While many of these companies currently work with brands and possess data, they lack the knowledge, technology, or established ad tech relationships to enable scale and access for advertisers. And the complexity involved in accomplishing that, presents an enormous hurdle for even veteran ad tech companies, let alone any newcomers.
As the end of the cookie gets closer, it becomes increasingly important to move quickly and provide advertisers access to existing and new companies with cookie-free, pre-bid contextual categories to meet the increasing demand to move away from targeting tactics that use third-party cookies.
This week, Peer39 introduced a first-of-its-kind data marketplace developed to give advertisers direct access to innovative cookie-free, pre-bid contextual categories based on content (a more stable, consistent signal than a cookie) such as web pages and apps, and those focused on the context of physical location, and many others.

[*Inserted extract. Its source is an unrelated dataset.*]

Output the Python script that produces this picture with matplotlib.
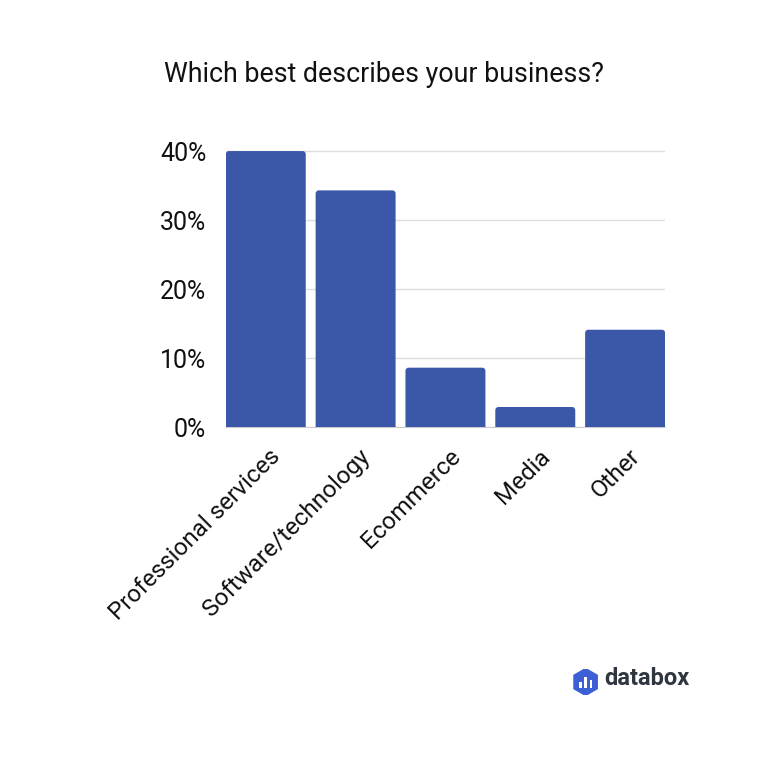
import numpy as np
import matplotlib.pyplot as plt
import matplotlib.transforms as mtransforms
from matplotlib.patches import RegularPolygon, FancyBboxPatch

plt.rcParams['font.family'] = ['Roboto', 'DejaVu Sans']

categories = ['Professional services', 'Software/technology', 'Ecommerce', 'Media', 'Other']
shares = [40.0, 34.3, 8.6, 2.9, 14.1]
yticks = [0, 10, 20, 30, 40]

bar_color = '#3b57a8'
bar_w = 0.89

fig = plt.figure(figsize=(7.68, 7.68), dpi=100)
ax = fig.add_axes([0.294, 0.444, 0.572, 0.362])

x = np.arange(len(categories))
ax.set_xlim(-bar_w / 2, len(categories) - 1 + bar_w / 2)
ax.set_ylim(0, 40.3)

# bars with slightly rounded tops (bottom is pushed below 0 and clipped)
px_x = 0.572 * 768 / (len(categories) - 1 + bar_w)
px_y = 0.362 * 768 / 40.3
for xi, h in zip(x, shares):
    p = FancyBboxPatch((xi - bar_w / 2, -2), bar_w, h + 2,
                       boxstyle='round,pad=0,rounding_size=0.035',
                       mutation_aspect=px_x / px_y,
                       facecolor=bar_color, edgecolor='none', zorder=3)
    ax.add_patch(p)

ax.set_yticks(yticks)
ax.set_yticklabels([f'{v}%' for v in yticks], fontsize=18, color='#111111')
ax.set_xticks(x)
ax.set_xticklabels(categories, rotation=45, ha='right', rotation_mode='anchor',
                   fontsize=17.5, color='#111111')
ax.tick_params(axis='y', length=0, pad=14)
ax.tick_params(axis='x', length=0, pad=13)
shift = mtransforms.ScaledTranslation(3 / 100, 0, fig.dpi_scale_trans)
for lbl in ax.get_xticklabels():
    lbl.set_transform(lbl.get_transform() + shift)
ax.grid(axis='y', color='#dddddd', linewidth=1, zorder=0)
for s in ['top', 'right', 'left']:
    ax.spines[s].set_visible(False)
ax.spines['bottom'].set_color('#cccccc')

fig.text(0.5, 0.903, 'Which best describes your business?', ha='center', va='center',
         fontsize=19.3, color='#111111')

# databox logo
logo = fig.add_axes([0.745, 0.0945, 0.035, 0.035])
logo.set_xlim(-1, 1)
logo.set_ylim(-1, 1)
logo.axis('off')
logo.add_patch(RegularPolygon((0, 0), 6, radius=1.0, orientation=0, color='#3d5fd6'))
for bx, bh in [(-0.4, 0.45), (0.0, 0.8), (0.4, 0.6)]:
    logo.bar(bx, bh, width=0.2, bottom=-0.45, color='white')
fig.text(0.787, 0.117, 'databox', ha='left', va='center', fontsize=17,
         fontweight='bold', color='#2f3640')

fig.savefig('out.png', dpi=100, facecolor='white')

These categories, created from a variety of data sets, large and small, niche or with broad applications, bring new dimensions to advertisers for insights and targeting.

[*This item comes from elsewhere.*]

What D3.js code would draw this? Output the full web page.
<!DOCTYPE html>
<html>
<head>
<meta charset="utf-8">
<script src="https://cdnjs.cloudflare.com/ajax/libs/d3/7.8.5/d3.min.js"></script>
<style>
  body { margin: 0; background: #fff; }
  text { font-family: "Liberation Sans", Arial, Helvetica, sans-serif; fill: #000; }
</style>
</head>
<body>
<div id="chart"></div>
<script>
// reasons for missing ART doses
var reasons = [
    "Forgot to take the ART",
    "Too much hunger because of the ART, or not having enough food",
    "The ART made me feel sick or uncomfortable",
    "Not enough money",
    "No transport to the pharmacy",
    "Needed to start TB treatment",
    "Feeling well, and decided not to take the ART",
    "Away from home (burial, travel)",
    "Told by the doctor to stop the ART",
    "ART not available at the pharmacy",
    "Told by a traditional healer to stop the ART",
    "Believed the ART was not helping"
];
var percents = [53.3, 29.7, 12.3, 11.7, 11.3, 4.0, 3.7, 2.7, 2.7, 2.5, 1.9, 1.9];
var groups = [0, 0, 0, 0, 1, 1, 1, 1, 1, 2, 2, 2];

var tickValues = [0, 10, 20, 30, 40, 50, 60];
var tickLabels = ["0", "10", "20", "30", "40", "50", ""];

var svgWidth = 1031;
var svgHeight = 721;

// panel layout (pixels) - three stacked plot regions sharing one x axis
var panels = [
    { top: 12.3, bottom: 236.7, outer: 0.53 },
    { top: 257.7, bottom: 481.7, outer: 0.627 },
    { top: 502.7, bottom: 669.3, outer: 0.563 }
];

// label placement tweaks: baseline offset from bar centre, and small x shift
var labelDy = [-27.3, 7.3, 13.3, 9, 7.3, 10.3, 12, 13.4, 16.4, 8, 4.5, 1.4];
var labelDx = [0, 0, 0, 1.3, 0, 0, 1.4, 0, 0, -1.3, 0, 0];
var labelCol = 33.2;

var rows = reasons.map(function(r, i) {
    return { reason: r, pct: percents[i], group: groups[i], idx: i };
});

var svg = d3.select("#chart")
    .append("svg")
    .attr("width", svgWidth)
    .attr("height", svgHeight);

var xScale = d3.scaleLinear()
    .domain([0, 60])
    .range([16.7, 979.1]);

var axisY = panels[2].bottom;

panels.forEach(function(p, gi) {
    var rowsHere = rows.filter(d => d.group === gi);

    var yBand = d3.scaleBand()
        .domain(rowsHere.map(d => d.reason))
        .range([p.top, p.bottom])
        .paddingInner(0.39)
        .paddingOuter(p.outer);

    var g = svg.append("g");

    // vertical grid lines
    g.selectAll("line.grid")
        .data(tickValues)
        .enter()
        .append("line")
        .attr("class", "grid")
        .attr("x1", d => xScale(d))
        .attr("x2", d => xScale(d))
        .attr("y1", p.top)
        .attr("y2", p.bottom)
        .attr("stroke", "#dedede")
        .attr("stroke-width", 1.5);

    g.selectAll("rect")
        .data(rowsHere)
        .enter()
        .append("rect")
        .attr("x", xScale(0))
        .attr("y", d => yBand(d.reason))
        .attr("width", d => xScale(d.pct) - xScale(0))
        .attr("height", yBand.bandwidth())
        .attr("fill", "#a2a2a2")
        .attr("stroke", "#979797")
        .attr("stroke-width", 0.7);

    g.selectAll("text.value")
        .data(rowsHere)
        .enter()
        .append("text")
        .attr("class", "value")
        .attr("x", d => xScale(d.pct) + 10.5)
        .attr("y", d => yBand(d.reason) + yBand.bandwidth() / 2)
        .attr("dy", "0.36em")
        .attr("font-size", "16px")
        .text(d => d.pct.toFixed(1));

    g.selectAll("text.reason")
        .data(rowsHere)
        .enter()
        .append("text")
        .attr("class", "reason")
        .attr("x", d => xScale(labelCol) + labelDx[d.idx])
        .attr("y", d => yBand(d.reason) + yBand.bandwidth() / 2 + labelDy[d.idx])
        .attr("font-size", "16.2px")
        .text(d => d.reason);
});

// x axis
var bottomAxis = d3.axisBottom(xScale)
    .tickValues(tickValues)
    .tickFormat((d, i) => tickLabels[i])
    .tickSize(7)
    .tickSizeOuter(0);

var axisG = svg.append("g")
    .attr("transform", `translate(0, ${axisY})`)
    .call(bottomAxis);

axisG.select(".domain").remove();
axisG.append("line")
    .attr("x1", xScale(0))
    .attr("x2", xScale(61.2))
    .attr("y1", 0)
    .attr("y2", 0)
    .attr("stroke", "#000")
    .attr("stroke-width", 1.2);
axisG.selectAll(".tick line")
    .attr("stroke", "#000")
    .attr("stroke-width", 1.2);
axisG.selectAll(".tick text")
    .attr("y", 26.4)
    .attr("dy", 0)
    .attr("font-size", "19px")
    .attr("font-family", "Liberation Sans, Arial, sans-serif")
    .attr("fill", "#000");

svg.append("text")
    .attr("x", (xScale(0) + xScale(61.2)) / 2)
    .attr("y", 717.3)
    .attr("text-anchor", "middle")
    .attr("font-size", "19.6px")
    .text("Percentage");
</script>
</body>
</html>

In the Peer39 Contextual Data Marketplace advertisers can explore and discover innovative data providers with cookie-free categories that scale. Expanding the breadth of contextual categories to include news trustworthiness and credibility ratings, emotional targeting based on words, demand-sensing analytics, weather, demographics, purchase affinity, quality targeting, and more; available through all buying and selling platforms.
Advertisers can achieve a new level of precision through tailored combinations of categories across marketplace partners and the Peer39 taxonomy, reaching consumers in the right moment and mindset.
The Contextual Data Marketplace unlocks the programmatic ecosystem for third-party data providers by extending Peer39 capabilities, algorithms, models, and technology to accelerate the creation of new data products. Leveraging the Peer39 integrations with DSPs, new categories become easily discovered and activated by advertisers.